Corporate Social Responsibility, or CSR, is a controversial subject. Since at least the 1970s, when Milton Friedman and a group of like-minded economists launched the “shareholder value” revolution, most companies have viewed maximizing profits for their investors as their primary responsibility. In recent decades, though, critics have argued that shareholders are just one group among a corporation’s many stakeholders — including the firm’s employees, its customers and the communities where the firm does business. All of the stakeholders deserve to benefit from the firm’s success, this argument goes, not just the stockholders.

That view is gaining increasing acceptance in the corporate world. Almost three-quarters of all Standard & Poor’s 500 firms in the U.S. now produce an annual CSR report, and 40 percent of shareholder proposals focus on social and environmental issues. In a sense, corporate leaders are responding to the need of socially conscious investors, who continue to ask more of corporations. An estimated $4 trillion is currently invested in socially responsible investment funds such as TIAA-CREF.

“There’s strong pressure from the public,” said Timothy Hubbard, a Management & Organization professor at Mendoza. “Consumers and employees — as well as investors — are becoming more sensitive to social responsibility. For example, people no longer want to buy clothing from companies that outsource their production to countries with poor working standards. If you think about young people coming out of college today, they want to work for socially responsible firms. They don’t want to work for firms that are mistreating the environment or treating their workers improperly.”

But there are real risks for CEOs who invest in corporate responsibility, as Hubbard’s research has demonstrated.

Hubbard studies how chief executive officers make decisions about CSR investment. Despite extensive research, no direct correlation has yet been found between CSR and firm performance, which means that responsible companies aren’t consistently more or less profitable than irresponsible companies that do not invest in CSR initiatives. Given that inconclusive evidence, Hubbard wondered “should chief executive officers invest in these areas when there’s not a clear, direct payoff?”

To answer that question, Hubbard and his colleagues Dane M. Christensen of the University of Oregon and Scott D. Graffin of the University of Georgia decided to study the personal consequences for CEOs who make substantial CSR investments. They assigned all Fortune 500 corporations annual CSR scores based on the industry-standard KLD Analytics ratings, then looked to see whether changes in that score affected the likelihood of CEO dismissal between 2003 and 2008.

To their surprise, they couldn’t find any correlation; CEOs who invested in CSR initiatives weren’t any more or less likely to get fired. (In all, 104 Fortune 500 CEOs were dismissed over the study’s five-year time frame.) It was only when the researchers included firm performance in their analysis that the effects of CSR investment became noticeable.

At companies that performed poorly, they found, CEOs who had invested in CSR were 84 percent more likely to get fired than CEOs who hadn’t prioritized social responsibility. Hubbard attributes this to the high visibility of CSR investment — when firms are struggling, boards of directors look for something to blame, and CSR is too often an easy scapegoat regardless of its actual culpability.

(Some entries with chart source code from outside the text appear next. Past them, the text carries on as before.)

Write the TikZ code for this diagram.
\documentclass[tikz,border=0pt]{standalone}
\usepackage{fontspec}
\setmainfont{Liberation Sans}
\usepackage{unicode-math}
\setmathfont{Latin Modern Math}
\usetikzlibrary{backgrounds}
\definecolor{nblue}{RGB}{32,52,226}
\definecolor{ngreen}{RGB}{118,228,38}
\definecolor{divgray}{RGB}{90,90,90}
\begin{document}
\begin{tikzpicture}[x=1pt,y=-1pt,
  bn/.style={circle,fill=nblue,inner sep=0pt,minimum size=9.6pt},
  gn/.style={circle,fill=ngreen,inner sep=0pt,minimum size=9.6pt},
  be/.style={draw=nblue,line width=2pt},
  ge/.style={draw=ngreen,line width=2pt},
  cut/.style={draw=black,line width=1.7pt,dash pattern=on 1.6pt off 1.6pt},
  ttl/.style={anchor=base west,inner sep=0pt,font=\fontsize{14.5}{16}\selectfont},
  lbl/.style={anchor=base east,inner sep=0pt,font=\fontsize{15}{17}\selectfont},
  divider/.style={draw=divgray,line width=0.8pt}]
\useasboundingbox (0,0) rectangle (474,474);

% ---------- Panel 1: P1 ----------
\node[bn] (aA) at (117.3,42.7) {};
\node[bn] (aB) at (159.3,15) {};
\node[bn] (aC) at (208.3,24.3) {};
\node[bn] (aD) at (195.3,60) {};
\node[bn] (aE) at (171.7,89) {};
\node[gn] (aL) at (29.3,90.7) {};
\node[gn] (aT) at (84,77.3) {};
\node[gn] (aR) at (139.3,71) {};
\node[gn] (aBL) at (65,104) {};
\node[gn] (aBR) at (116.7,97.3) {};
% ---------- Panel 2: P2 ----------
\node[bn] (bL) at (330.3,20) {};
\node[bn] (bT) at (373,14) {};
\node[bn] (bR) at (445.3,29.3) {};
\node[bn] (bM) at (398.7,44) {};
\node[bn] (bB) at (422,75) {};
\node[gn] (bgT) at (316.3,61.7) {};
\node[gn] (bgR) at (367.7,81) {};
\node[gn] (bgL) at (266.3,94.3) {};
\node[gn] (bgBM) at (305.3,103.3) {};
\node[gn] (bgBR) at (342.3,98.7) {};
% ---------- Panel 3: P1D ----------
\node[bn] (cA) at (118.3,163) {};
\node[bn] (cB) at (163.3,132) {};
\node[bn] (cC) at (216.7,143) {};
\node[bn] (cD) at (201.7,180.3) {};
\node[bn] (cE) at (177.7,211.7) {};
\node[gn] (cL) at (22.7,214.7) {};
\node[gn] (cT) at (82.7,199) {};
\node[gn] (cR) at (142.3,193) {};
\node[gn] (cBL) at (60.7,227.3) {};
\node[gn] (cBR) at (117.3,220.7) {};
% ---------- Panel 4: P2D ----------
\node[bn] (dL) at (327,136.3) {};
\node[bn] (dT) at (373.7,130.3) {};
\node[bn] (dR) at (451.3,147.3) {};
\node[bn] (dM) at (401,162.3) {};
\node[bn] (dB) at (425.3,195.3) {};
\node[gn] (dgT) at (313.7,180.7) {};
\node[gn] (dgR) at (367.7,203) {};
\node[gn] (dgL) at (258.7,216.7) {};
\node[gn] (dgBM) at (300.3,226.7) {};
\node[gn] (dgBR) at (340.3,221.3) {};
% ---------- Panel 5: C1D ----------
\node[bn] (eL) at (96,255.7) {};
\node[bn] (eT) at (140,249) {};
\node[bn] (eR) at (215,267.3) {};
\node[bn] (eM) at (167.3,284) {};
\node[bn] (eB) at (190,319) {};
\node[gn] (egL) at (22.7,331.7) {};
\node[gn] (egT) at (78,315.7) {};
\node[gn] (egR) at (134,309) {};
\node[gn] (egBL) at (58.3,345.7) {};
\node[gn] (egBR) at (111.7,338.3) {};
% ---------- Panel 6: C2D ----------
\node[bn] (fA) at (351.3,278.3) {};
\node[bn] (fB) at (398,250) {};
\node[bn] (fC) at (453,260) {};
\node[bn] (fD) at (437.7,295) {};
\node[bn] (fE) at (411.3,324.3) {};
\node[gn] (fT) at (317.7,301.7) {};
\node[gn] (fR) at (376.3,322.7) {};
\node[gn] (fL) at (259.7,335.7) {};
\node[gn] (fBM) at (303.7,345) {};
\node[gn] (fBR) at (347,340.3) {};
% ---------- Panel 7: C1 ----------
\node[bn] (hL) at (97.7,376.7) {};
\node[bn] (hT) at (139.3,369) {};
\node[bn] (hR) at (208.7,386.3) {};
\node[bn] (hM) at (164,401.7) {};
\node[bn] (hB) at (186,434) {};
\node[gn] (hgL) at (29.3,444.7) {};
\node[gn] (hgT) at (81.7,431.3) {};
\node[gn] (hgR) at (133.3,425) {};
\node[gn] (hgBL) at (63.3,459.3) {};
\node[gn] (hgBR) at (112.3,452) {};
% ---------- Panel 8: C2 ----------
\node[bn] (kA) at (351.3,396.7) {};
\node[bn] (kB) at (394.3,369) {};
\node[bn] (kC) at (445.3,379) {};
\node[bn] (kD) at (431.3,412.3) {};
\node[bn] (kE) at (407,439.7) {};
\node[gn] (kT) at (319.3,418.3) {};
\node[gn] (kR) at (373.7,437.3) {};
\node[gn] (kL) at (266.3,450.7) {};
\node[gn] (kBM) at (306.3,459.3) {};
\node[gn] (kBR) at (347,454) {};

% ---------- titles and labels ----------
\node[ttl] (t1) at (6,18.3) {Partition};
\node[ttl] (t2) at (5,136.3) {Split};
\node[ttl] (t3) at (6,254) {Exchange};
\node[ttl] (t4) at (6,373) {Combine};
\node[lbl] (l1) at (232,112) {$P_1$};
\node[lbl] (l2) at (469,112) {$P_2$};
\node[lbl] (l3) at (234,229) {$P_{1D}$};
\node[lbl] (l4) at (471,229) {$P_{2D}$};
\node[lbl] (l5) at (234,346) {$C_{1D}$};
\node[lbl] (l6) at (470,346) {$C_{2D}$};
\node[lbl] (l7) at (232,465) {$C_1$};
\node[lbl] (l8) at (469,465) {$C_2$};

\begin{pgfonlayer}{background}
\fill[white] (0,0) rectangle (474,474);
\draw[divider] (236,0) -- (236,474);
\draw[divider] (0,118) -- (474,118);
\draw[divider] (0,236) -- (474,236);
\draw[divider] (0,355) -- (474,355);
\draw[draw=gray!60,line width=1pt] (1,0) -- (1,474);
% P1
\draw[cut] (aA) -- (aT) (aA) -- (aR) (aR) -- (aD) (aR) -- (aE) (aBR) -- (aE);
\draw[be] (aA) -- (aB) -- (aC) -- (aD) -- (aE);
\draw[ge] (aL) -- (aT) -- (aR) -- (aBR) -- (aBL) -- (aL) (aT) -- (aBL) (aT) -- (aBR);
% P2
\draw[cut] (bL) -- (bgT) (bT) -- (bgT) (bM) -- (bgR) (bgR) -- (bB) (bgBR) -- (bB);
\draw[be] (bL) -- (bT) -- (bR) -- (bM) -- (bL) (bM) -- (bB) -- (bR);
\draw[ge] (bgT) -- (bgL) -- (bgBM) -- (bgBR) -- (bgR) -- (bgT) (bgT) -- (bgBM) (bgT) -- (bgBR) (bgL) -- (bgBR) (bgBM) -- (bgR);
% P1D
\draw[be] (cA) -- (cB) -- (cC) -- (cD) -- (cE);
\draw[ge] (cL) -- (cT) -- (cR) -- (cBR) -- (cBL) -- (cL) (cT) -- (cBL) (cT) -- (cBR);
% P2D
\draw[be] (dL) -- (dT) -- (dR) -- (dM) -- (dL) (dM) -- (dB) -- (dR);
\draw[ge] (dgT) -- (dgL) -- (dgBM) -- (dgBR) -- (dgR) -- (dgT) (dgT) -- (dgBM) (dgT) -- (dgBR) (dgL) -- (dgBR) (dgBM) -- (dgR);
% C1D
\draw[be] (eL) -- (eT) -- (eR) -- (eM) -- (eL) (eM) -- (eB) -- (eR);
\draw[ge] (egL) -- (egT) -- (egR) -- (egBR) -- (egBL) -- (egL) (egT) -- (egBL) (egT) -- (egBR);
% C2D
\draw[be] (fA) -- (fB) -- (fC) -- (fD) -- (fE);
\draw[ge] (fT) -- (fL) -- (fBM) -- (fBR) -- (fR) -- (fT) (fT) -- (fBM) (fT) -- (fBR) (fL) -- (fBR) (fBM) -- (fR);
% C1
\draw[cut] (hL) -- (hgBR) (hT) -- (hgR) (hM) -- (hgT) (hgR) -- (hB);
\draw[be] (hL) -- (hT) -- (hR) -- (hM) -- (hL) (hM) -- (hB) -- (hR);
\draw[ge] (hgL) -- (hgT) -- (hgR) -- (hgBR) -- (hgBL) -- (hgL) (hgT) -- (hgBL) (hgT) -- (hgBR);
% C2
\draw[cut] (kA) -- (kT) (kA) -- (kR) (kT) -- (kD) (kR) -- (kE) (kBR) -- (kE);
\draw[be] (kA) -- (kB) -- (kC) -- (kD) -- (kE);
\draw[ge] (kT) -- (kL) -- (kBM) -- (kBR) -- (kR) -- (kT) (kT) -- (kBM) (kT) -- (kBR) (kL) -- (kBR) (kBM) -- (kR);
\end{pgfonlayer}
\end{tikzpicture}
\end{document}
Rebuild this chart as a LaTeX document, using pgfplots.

But on the other end of the spectrum — at companies that performed well — it was another story entirely. Here, boards of directors seemed to reward CSR investment. Socially minded CEOs were 53 percent less likely to lose their jobs than more traditional CEOs. Generally, CEOs of successful firms are less likely to be fired. But Hubbard hypothesized that if an otherwise successful CEO experiences a misstep or other transgression, his or her prior investment in CSR may make boards more inclined to offer a second chance.

“Think of it as a risk-reward scenario,” Hubbard said. “High levels of CSR coupled with high performance sets up a buffering effect, leading to greater job security.” On the other hand, invest in CSR, suffer poor performance, and you have doubled the likelihood of being sacked. Why are the potential consequences of CSR so much more severe than the potential benefits?

“Negative actions and events,” Hubbard explained, “are more salient in peoples’ minds, so when they perform poorly, people take notice.”

Given the personal risk of investing in CSR, why do CEOs still do so? “The business landscape is changing. Social responsibility has become mainstream,” says Hubbard. “These things are much more visible these days. If you go back 15 or 20 years, companies weren’t producing CSR reports. They weren’t highlighting what they were doing when it came to the environment.”

Hubbard argues that corporate directors should give the benefit of the doubt to socially minded CEOs when they hit a rough patch, rather than tossing them aside for a more traditional leader. Directors can do this by clearly spelling out their CSR goals for the CEO in contracts and communications, giving the CEO the security to strive toward those goals without worrying about job security.

“If it’s been five years and they’re still losing money, of course they should be replaced,” Hubbard acknowledged. “But granting them a bit of a buffer, I think, would be the right thing to do.”


Tim Hubbard is an assistant professor of Management & Organization. His research focuses on strategic leadership, with a particular emphasis on behavioral strategy. He received his Ph.D. from the University of Georgia and holds degrees from the Thunderbird School of Global Management and the University of Illinois.